Single-cell dissection of regenerating plant roots
THIS SEMINAR HAS BEEN CANCELLED
Dr. Ken Birnbaum
April 17 at 12:20pm in the Fralin Auditorium, 102 Fralin Hall
Hosted by Dr. B. Bargmanmn
Plants can reform their growth centers known as meristems readily after injury or complete removal. We have tested many species for this property and this ability to re-organize the meristem from somatic cells is an apparent universal trait for all land plants with a true root. We are interested in root regeneration as a repair process but also to understand how this highly self-organizing structure assembles itself any developmental context. Much of our efforts have been focused on piecing together an “order of assembly,” where past work has pointed to embryonic ontogeny during regeneration. I will present recent work on using high coverage single-cell RNA-seq to essentially track regeneration cell-by-cell in a time series. This is allowing us to piece together the reformation of specific domains and signaling centers. One critical piece of missing information in these techniques is how early forming domains communicate to re-organize the meristem over a matter of days. I will present new techniques in which we block one major route of communication in plants, plasmodesmata, to analyze the effects on neighboring and distant cells. We are also developing proteomic techniques to identify cell-to-cell mobile transcription factors, a major signaling mode in plant development.

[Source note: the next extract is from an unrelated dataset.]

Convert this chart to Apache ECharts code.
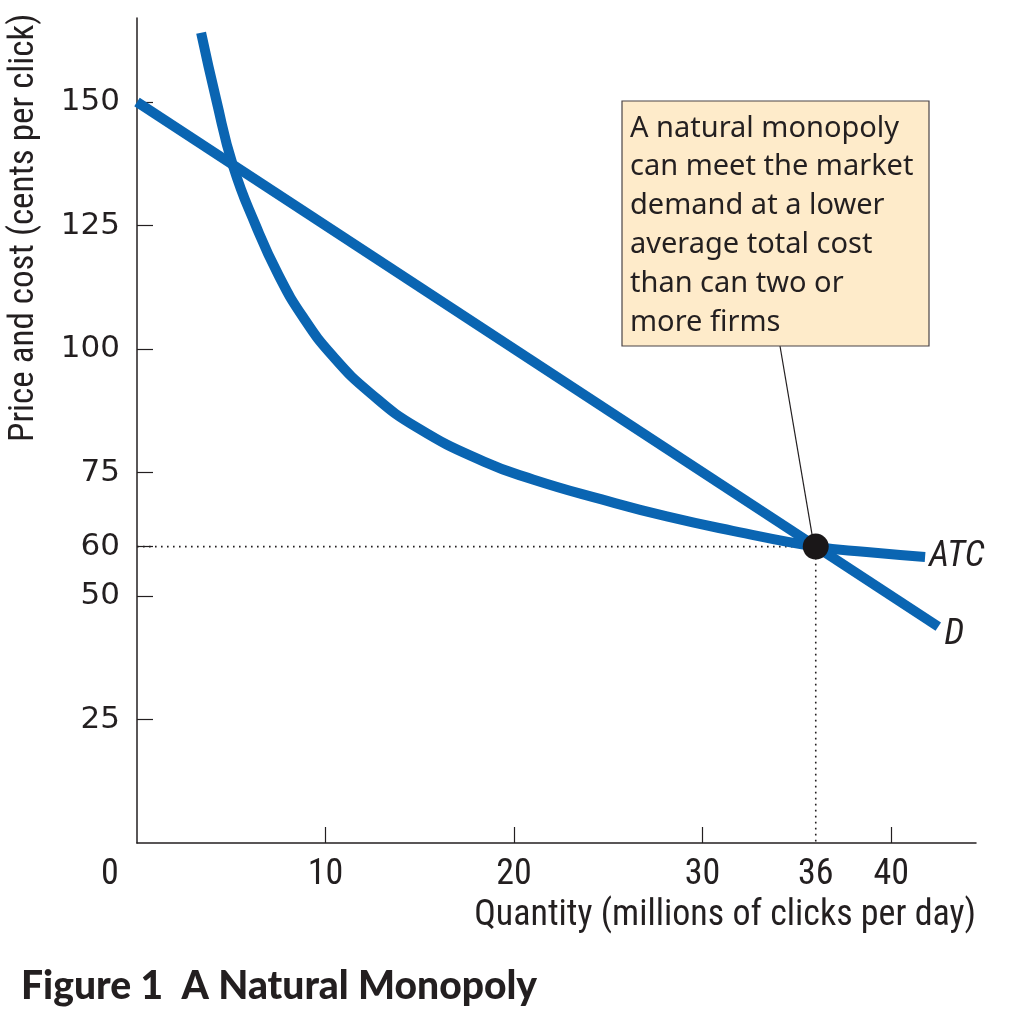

Kenneth Birnbaum received a master’s in Environmental Science at the University of Wisconsin, Madison, and his PhD from New York University/American Museum of Natural history in 2000, studying conservation genetics of avocado landraces. Before that, he worked as a journalist, specializing in environmental issues including writing scripts for Earthwatch Radio during his masters work in Madison. In his postdoc with Philip Benfey, he developed new techniques to profile single-cell types in Arabidopsis, opening up new approaches in developmental genomics. He started his lab at New York University’s Center for Genomics and Systems Biology in 2004. The lab has focused on regeneration and root meristem organization, most recently using single-cell RNA-seq to dissect tissue organization and cellular transitions over time during regeneration. The lab combines live microscopy with global analysis and coordinates the two perspectives to examine re-assembly of the plant meristem during repair. The work has focused new attention on the mechanisms that enable regeneration of the plant’s growth centers.
There are no suggested readings for this seminar.